- Exercise requirements -
Skip the pictures and repeat each line of the data exactly.

- Given information -
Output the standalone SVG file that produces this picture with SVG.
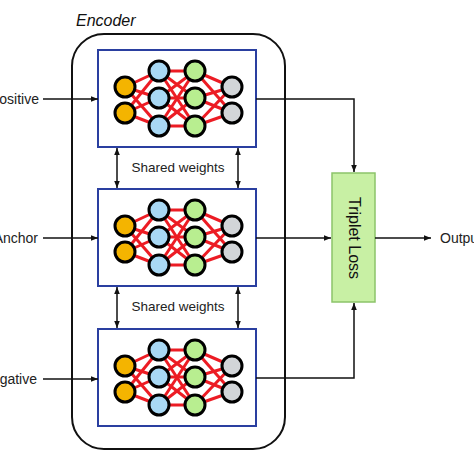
<svg xmlns="http://www.w3.org/2000/svg" xmlns:xlink="http://www.w3.org/1999/xlink" width="474" height="474" viewBox="0 0 474 474">
<style>
.lbl{font-family:"Liberation Sans","DejaVu Sans",sans-serif;font-size:14px;fill:#222}
.sw{font-family:"Liberation Sans","DejaVu Sans",sans-serif;font-size:13.5px;fill:#222}
.conn{stroke:#111;stroke-width:1.5;fill:none}
.box{fill:#fff;stroke:#2a3fa0;stroke-width:2}
.e{stroke:#ec1c24;stroke-width:3}
.n{stroke:#000;stroke-width:3}
</style>
<defs>
<marker id="ah" viewBox="0 0 10 10" refX="10" refY="5" markerWidth="7" markerHeight="7" orient="auto-start-reverse" markerUnits="userSpaceOnUse">
<path d="M0,1 L10,5 L0,9 z" fill="#111"/>
</marker>
<g id="net">
<g class="e">
<line x1="27" y1="37" x2="61" y2="21"/><line x1="27" y1="37" x2="61" y2="48"/><line x1="27" y1="37" x2="61" y2="76"/>
<line x1="27" y1="63" x2="61" y2="21"/><line x1="27" y1="63" x2="61" y2="48"/><line x1="27" y1="63" x2="61" y2="76"/>
<line x1="61" y1="21" x2="97" y2="21"/><line x1="61" y1="21" x2="97" y2="48"/><line x1="61" y1="21" x2="97" y2="76"/>
<line x1="61" y1="48" x2="97" y2="21"/><line x1="61" y1="48" x2="97" y2="48"/><line x1="61" y1="48" x2="97" y2="76"/>
<line x1="61" y1="76" x2="97" y2="21"/><line x1="61" y1="76" x2="97" y2="48"/><line x1="61" y1="76" x2="97" y2="76"/>
<line x1="97" y1="21" x2="134" y2="37"/><line x1="97" y1="21" x2="134" y2="63"/>
<line x1="97" y1="48" x2="134" y2="37"/><line x1="97" y1="48" x2="134" y2="63"/>
<line x1="97" y1="76" x2="134" y2="37"/><line x1="97" y1="76" x2="134" y2="63"/>
</g>
<g class="n">
<circle cx="27" cy="37" r="10" fill="#f4b400"/><circle cx="27" cy="63" r="10" fill="#f4b400"/>
<circle cx="61" cy="21" r="10" fill="#a8d8f4"/><circle cx="61" cy="48" r="10" fill="#a8d8f4"/><circle cx="61" cy="76" r="10" fill="#a8d8f4"/>
<circle cx="97" cy="21" r="10" fill="#b8ee90"/><circle cx="97" cy="48" r="10" fill="#b8ee90"/><circle cx="97" cy="76" r="10" fill="#b8ee90"/>
<circle cx="134" cy="37" r="10" fill="#d2d5d8"/><circle cx="134" cy="63" r="10" fill="#d2d5d8"/>
</g>
</g>
</defs>
<rect width="474" height="474" fill="#fff"/>

<g id="encoder">
<rect x="72" y="34" width="213" height="415" rx="32" ry="32" fill="none" stroke="#111" stroke-width="2"/>
<text x="76" y="26" font-family="Liberation Sans, sans-serif" font-style="italic" font-size="16" fill="#111">Encoder</text>
</g>

<g id="enc-positive">
<rect class="box" x="98" y="50" width="158" height="97"/>
<use xlink:href="#net" x="98" y="50"/>
</g>
<g id="enc-anchor">
<rect class="box" x="98" y="189" width="158" height="97"/>
<use xlink:href="#net" x="98" y="189"/>
</g>
<g id="enc-negative">
<rect class="box" x="98" y="329" width="158" height="97"/>
<use xlink:href="#net" x="98" y="329"/>
</g>

<g id="triplet-loss">
<rect x="332" y="173" width="43" height="129" fill="#c8f0a4" stroke="#8cc46a" stroke-width="1.5"/>
<text transform="translate(354,238) rotate(90)" text-anchor="middle" dominant-baseline="central" font-family="Liberation Sans, sans-serif" font-size="16" fill="#111">Triplet Loss</text>
</g>

<g id="labels">
<text class="lbl" x="39" y="104" text-anchor="end">Positive</text>
<text class="lbl" x="38" y="243" text-anchor="end">Anchor</text>
<text class="lbl" x="37" y="384" text-anchor="end">Negative</text>
<text class="lbl" x="440" y="243">Output</text>
<text class="sw" x="178" y="172" text-anchor="middle">Shared weights</text>
<text class="sw" x="178" y="311" text-anchor="middle">Shared weights</text>
</g>

<g id="connectors">
<line class="conn" x1="43" y1="99" x2="98" y2="99" marker-end="url(#ah)"/>
<line class="conn" x1="43" y1="238" x2="98" y2="238" marker-end="url(#ah)"/>
<line class="conn" x1="43" y1="379" x2="98" y2="379" marker-end="url(#ah)"/>
<line class="conn" x1="117" y1="148" x2="117" y2="188" marker-start="url(#ah)" marker-end="url(#ah)"/>
<line class="conn" x1="238" y1="148" x2="238" y2="188" marker-start="url(#ah)" marker-end="url(#ah)"/>
<line class="conn" x1="117" y1="287" x2="117" y2="328" marker-start="url(#ah)" marker-end="url(#ah)"/>
<line class="conn" x1="238" y1="287" x2="238" y2="328" marker-start="url(#ah)" marker-end="url(#ah)"/>
<polyline class="conn" points="256,99 354,99 354,172" marker-end="url(#ah)"/>
<line class="conn" x1="256" y1="238" x2="331" y2="238" marker-end="url(#ah)"/>
<polyline class="conn" points="256,378 354,378 354,303" marker-end="url(#ah)"/>
<line class="conn" x1="375" y1="238" x2="431" y2="238" marker-end="url(#ah)"/>
</g>
</svg>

- Response for this exercise -
Output the standalone SVG file that produces this picture with SVG.
<svg xmlns="http://www.w3.org/2000/svg" xmlns:xlink="http://www.w3.org/1999/xlink" width="474" height="474" viewBox="0 0 474 474">
<style>
.lbl{font-family:"Liberation Sans","DejaVu Sans",sans-serif;font-size:14px;fill:#222}
.sw{font-family:"Liberation Sans","DejaVu Sans",sans-serif;font-size:13.5px;fill:#222}
.conn{stroke:#111;stroke-width:1.5;fill:none}
.box{fill:#fff;stroke:#2a3fa0;stroke-width:2}
.e{stroke:#ec1c24;stroke-width:3}
.n{stroke:#000;stroke-width:3}
</style>
<defs>
<marker id="ah" viewBox="0 0 10 10" refX="10" refY="5" markerWidth="7" markerHeight="7" orient="auto-start-reverse" markerUnits="userSpaceOnUse">
<path d="M0,1 L10,5 L0,9 z" fill="#111"/>
</marker>
<g id="net">
<g class="e">
<line x1="27" y1="37" x2="61" y2="21"/><line x1="27" y1="37" x2="61" y2="48"/><line x1="27" y1="37" x2="61" y2="76"/>
<line x1="27" y1="63" x2="61" y2="21"/><line x1="27" y1="63" x2="61" y2="48"/><line x1="27" y1="63" x2="61" y2="76"/>
<line x1="61" y1="21" x2="97" y2="21"/><line x1="61" y1="21" x2="97" y2="48"/><line x1="61" y1="21" x2="97" y2="76"/>
<line x1="61" y1="48" x2="97" y2="21"/><line x1="61" y1="48" x2="97" y2="48"/><line x1="61" y1="48" x2="97" y2="76"/>
<line x1="61" y1="76" x2="97" y2="21"/><line x1="61" y1="76" x2="97" y2="48"/><line x1="61" y1="76" x2="97" y2="76"/>
<line x1="97" y1="21" x2="134" y2="37"/><line x1="97" y1="21" x2="134" y2="63"/>
<line x1="97" y1="48" x2="134" y2="37"/><line x1="97" y1="48" x2="134" y2="63"/>
<line x1="97" y1="76" x2="134" y2="37"/><line x1="97" y1="76" x2="134" y2="63"/>
</g>
<g class="n">
<circle cx="27" cy="37" r="10" fill="#f4b400"/><circle cx="27" cy="63" r="10" fill="#f4b400"/>
<circle cx="61" cy="21" r="10" fill="#a8d8f4"/><circle cx="61" cy="48" r="10" fill="#a8d8f4"/><circle cx="61" cy="76" r="10" fill="#a8d8f4"/>
<circle cx="97" cy="21" r="10" fill="#b8ee90"/><circle cx="97" cy="48" r="10" fill="#b8ee90"/><circle cx="97" cy="76" r="10" fill="#b8ee90"/>
<circle cx="134" cy="37" r="10" fill="#d2d5d8"/><circle cx="134" cy="63" r="10" fill="#d2d5d8"/>
</g>
</g>
</defs>
<rect width="474" height="474" fill="#fff"/>

<g id="encoder">
<rect x="72" y="34" width="213" height="415" rx="32" ry="32" fill="none" stroke="#111" stroke-width="2"/>
<text x="76" y="26" font-family="Liberation Sans, sans-serif" font-style="italic" font-size="16" fill="#111">Encoder</text>
</g>

<g id="enc-positive">
<rect class="box" x="98" y="50" width="158" height="97"/>
<use xlink:href="#net" x="98" y="50"/>
</g>
<g id="enc-anchor">
<rect class="box" x="98" y="189" width="158" height="97"/>
<use xlink:href="#net" x="98" y="189"/>
</g>
<g id="enc-negative">
<rect class="box" x="98" y="329" width="158" height="97"/>
<use xlink:href="#net" x="98" y="329"/>
</g>

<g id="triplet-loss">
<rect x="332" y="173" width="43" height="129" fill="#c8f0a4" stroke="#8cc46a" stroke-width="1.5"/>
<text transform="translate(354,238) rotate(90)" text-anchor="middle" dominant-baseline="central" font-family="Liberation Sans, sans-serif" font-size="16" fill="#111">Triplet Loss</text>
</g>

<g id="labels">
<text class="lbl" x="39" y="104" text-anchor="end">Positive</text>
<text class="lbl" x="38" y="243" text-anchor="end">Anchor</text>
<text class="lbl" x="37" y="384" text-anchor="end">Negative</text>
<text class="lbl" x="440" y="243">Output</text>
<text class="sw" x="178" y="172" text-anchor="middle">Shared weights</text>
<text class="sw" x="178" y="311" text-anchor="middle">Shared weights</text>
</g>

<g id="connectors">
<line class="conn" x1="43" y1="99" x2="98" y2="99" marker-end="url(#ah)"/>
<line class="conn" x1="43" y1="238" x2="98" y2="238" marker-end="url(#ah)"/>
<line class="conn" x1="43" y1="379" x2="98" y2="379" marker-end="url(#ah)"/>
<line class="conn" x1="117" y1="148" x2="117" y2="188" marker-start="url(#ah)" marker-end="url(#ah)"/>
<line class="conn" x1="238" y1="148" x2="238" y2="188" marker-start="url(#ah)" marker-end="url(#ah)"/>
<line class="conn" x1="117" y1="287" x2="117" y2="328" marker-start="url(#ah)" marker-end="url(#ah)"/>
<line class="conn" x1="238" y1="287" x2="238" y2="328" marker-start="url(#ah)" marker-end="url(#ah)"/>
<polyline class="conn" points="256,99 354,99 354,172" marker-end="url(#ah)"/>
<line class="conn" x1="256" y1="238" x2="331" y2="238" marker-end="url(#ah)"/>
<polyline class="conn" points="256,378 354,378 354,303" marker-end="url(#ah)"/>
<line class="conn" x1="375" y1="238" x2="431" y2="238" marker-end="url(#ah)"/>
</g>
</svg>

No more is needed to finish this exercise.